REQUEST
Restate exactly the lines that run from the start of the records below to the line containing "const yTicks = [0, 50, 100, 150, 200, 250, 300, 350];", counting both ends, and nothing else; pictures stay out.

Entries with chart source code
****************

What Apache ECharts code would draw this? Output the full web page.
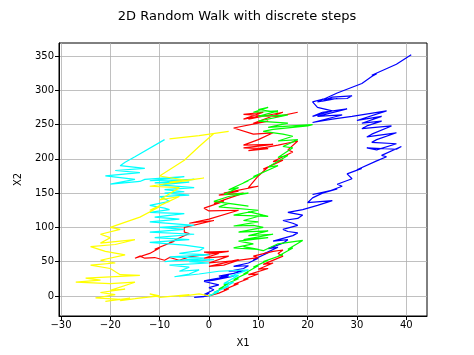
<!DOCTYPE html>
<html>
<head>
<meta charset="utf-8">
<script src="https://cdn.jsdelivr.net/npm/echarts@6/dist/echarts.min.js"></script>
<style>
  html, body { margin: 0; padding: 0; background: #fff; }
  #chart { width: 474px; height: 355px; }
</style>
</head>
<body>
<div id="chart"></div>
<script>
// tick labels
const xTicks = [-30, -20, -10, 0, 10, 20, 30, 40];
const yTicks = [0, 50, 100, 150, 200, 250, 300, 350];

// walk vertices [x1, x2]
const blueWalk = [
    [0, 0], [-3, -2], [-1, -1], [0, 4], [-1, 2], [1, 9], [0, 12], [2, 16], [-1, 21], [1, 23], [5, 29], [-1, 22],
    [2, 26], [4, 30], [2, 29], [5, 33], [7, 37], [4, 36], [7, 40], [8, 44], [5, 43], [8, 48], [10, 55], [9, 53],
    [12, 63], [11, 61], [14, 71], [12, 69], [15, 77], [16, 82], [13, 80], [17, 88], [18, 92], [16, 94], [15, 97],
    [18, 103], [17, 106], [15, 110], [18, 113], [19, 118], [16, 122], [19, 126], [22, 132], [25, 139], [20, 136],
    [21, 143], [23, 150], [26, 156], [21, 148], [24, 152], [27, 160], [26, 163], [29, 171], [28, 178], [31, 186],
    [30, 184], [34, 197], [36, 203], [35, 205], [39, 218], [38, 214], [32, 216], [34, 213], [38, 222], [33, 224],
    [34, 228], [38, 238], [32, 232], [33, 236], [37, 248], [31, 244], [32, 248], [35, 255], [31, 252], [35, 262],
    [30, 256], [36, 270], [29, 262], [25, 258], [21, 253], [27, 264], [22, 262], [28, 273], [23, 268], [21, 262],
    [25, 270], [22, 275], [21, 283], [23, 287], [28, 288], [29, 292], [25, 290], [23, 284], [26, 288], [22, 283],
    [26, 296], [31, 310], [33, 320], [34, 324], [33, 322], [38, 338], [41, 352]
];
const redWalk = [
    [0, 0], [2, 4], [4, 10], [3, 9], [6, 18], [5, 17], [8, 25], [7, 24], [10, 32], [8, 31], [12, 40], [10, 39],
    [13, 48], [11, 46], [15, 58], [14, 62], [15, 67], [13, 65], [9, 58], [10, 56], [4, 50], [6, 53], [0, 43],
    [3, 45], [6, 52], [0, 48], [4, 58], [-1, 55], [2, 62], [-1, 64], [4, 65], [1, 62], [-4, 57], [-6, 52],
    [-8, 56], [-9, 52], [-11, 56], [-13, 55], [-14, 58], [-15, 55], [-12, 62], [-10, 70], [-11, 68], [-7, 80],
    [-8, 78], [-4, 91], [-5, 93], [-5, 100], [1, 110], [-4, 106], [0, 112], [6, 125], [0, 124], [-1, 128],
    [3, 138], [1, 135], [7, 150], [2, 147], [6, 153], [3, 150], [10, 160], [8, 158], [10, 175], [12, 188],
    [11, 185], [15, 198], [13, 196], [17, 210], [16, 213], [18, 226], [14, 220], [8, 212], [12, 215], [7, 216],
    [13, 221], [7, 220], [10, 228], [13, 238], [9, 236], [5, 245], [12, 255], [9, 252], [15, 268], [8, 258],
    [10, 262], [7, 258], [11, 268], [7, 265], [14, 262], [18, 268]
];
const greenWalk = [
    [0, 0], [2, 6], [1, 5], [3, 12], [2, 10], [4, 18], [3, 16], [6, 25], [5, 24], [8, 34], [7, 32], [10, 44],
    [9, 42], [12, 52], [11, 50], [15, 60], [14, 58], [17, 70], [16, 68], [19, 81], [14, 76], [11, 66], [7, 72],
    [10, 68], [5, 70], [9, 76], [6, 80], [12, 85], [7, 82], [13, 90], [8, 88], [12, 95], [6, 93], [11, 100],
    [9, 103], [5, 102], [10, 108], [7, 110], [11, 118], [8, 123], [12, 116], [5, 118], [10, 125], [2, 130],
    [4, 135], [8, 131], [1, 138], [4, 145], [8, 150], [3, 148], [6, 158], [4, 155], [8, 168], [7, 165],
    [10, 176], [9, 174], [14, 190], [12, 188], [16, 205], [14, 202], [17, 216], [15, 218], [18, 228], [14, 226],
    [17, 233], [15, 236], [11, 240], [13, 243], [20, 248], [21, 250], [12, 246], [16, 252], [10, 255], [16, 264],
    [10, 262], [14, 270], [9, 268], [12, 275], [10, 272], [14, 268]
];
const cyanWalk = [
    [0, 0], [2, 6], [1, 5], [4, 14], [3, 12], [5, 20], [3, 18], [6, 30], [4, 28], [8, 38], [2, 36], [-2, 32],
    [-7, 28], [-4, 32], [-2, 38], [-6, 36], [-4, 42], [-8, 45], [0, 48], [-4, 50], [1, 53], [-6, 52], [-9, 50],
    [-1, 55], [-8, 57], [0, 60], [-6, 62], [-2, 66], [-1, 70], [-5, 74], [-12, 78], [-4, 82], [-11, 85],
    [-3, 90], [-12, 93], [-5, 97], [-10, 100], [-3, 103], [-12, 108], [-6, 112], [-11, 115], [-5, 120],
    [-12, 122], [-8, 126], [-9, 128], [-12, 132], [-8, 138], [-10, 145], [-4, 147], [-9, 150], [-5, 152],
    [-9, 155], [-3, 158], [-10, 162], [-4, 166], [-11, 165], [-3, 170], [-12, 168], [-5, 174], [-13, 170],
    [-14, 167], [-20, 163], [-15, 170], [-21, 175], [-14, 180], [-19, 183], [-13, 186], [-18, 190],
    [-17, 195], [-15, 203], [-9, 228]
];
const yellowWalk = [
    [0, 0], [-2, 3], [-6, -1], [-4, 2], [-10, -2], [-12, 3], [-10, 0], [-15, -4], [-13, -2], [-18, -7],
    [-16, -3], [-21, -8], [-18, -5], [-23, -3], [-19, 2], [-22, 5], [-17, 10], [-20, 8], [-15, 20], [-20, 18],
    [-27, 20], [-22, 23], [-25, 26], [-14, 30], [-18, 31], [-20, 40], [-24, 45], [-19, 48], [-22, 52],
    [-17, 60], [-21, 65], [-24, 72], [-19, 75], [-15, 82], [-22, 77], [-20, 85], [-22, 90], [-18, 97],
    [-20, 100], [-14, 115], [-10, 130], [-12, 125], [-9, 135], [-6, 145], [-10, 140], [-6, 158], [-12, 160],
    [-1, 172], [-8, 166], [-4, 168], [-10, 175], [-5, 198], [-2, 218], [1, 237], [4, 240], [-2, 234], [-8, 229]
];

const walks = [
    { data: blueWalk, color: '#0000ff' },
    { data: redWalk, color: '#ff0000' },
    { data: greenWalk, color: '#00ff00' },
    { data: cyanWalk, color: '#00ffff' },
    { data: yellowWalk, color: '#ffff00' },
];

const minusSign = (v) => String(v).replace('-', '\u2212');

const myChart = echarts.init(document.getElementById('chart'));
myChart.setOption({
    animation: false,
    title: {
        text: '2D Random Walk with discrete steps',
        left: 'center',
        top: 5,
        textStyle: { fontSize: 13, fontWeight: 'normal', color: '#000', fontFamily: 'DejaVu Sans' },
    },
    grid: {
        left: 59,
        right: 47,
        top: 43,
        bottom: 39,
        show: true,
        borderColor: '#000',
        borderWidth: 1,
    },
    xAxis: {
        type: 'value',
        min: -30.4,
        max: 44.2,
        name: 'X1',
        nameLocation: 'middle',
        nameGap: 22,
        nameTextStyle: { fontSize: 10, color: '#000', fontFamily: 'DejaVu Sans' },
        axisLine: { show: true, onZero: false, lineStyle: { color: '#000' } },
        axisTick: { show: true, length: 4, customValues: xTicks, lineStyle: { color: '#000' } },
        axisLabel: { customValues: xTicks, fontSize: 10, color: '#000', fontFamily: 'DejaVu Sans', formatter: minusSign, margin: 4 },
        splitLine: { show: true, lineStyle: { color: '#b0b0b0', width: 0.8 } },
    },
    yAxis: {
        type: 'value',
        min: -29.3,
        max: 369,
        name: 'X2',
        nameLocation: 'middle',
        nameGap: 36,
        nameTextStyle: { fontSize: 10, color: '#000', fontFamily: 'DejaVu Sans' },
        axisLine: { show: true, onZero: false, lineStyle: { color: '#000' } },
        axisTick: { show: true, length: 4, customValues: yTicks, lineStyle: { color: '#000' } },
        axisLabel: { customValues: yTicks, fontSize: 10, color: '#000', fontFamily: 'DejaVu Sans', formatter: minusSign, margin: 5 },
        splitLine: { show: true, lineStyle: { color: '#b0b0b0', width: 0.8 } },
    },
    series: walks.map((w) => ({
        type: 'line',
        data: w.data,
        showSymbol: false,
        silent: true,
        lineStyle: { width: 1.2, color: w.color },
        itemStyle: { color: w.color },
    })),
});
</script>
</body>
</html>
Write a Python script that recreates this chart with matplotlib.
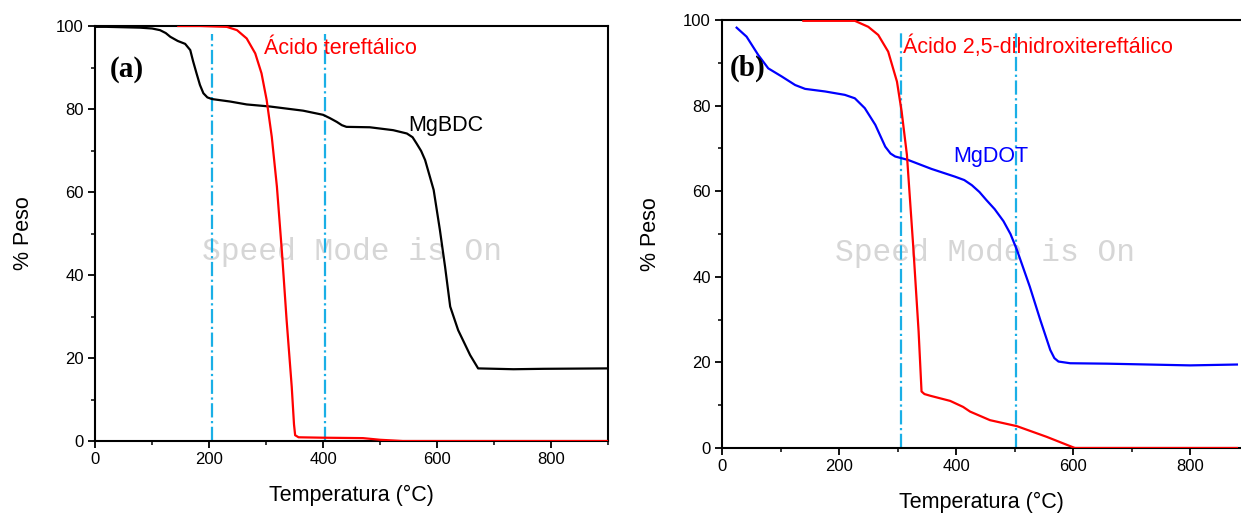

****************

EXERCISE OUTPUT
What Apache ECharts code would draw this? Output the full web page.
<!DOCTYPE html>
<html>
<head>
<meta charset="utf-8">
<script src="https://cdn.jsdelivr.net/npm/echarts@6/dist/echarts.min.js"></script>
<style>
  html, body { margin: 0; padding: 0; background: #fff; }
  #chart { width: 474px; height: 355px; }
</style>
</head>
<body>
<div id="chart"></div>
<script>
// tick labels
const xTicks = [-30, -20, -10, 0, 10, 20, 30, 40];
const yTicks = [0, 50, 100, 150, 200, 250, 300, 350];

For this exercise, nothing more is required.